> _Available data_
--------------------------------------------------
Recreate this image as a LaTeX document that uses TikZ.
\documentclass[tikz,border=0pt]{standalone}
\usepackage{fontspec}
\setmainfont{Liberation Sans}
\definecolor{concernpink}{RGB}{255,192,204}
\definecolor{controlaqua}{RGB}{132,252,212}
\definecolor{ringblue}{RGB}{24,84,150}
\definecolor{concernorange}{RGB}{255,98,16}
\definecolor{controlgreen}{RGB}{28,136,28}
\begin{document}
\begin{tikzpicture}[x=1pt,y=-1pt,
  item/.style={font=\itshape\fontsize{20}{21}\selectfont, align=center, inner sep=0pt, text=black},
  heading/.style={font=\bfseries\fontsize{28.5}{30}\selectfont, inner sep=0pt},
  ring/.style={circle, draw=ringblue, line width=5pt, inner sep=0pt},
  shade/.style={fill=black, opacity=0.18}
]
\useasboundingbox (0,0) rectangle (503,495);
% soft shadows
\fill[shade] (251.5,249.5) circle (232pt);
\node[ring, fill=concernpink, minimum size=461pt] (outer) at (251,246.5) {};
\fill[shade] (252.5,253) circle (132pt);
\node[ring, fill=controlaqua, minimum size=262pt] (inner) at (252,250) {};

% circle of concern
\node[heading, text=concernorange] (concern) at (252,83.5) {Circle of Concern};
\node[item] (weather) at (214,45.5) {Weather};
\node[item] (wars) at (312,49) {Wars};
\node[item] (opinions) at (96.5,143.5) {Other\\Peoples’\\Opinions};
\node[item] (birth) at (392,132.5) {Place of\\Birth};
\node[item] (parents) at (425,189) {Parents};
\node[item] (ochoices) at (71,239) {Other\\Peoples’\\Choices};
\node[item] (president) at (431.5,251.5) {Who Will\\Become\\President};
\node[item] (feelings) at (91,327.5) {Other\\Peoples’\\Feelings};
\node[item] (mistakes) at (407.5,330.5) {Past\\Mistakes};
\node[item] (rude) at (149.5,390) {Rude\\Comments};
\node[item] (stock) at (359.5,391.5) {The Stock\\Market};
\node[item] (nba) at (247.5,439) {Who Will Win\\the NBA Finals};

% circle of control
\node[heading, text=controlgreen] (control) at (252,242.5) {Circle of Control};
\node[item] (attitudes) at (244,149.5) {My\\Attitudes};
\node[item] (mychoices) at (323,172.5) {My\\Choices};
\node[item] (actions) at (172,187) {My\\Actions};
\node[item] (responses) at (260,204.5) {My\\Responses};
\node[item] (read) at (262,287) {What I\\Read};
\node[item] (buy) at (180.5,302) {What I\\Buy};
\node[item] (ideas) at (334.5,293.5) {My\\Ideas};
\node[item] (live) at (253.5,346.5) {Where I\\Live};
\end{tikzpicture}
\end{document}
--------------------------------------------------
> _Short task_
Everything from the first line of the material through the line containing "fill=controlaqua, minimum size=262pt]" is to be printed exactly; lines after that are to be left out.

> _Output below_
Recreate this image as a LaTeX document that uses TikZ.
\documentclass[tikz,border=0pt]{standalone}
\usepackage{fontspec}
\setmainfont{Liberation Sans}
\definecolor{concernpink}{RGB}{255,192,204}
\definecolor{controlaqua}{RGB}{132,252,212}
\definecolor{ringblue}{RGB}{24,84,150}
\definecolor{concernorange}{RGB}{255,98,16}
\definecolor{controlgreen}{RGB}{28,136,28}
\begin{document}
\begin{tikzpicture}[x=1pt,y=-1pt,
  item/.style={font=\itshape\fontsize{20}{21}\selectfont, align=center, inner sep=0pt, text=black},
  heading/.style={font=\bfseries\fontsize{28.5}{30}\selectfont, inner sep=0pt},
  ring/.style={circle, draw=ringblue, line width=5pt, inner sep=0pt},
  shade/.style={fill=black, opacity=0.18}
]
\useasboundingbox (0,0) rectangle (503,495);
% soft shadows
\fill[shade] (251.5,249.5) circle (232pt);
\node[ring, fill=concernpink, minimum size=461pt] (outer) at (251,246.5) {};
\fill[shade] (252.5,253) circle (132pt);
\node[ring, fill=controlaqua, minimum size=262pt] (inner) at (252,250) {};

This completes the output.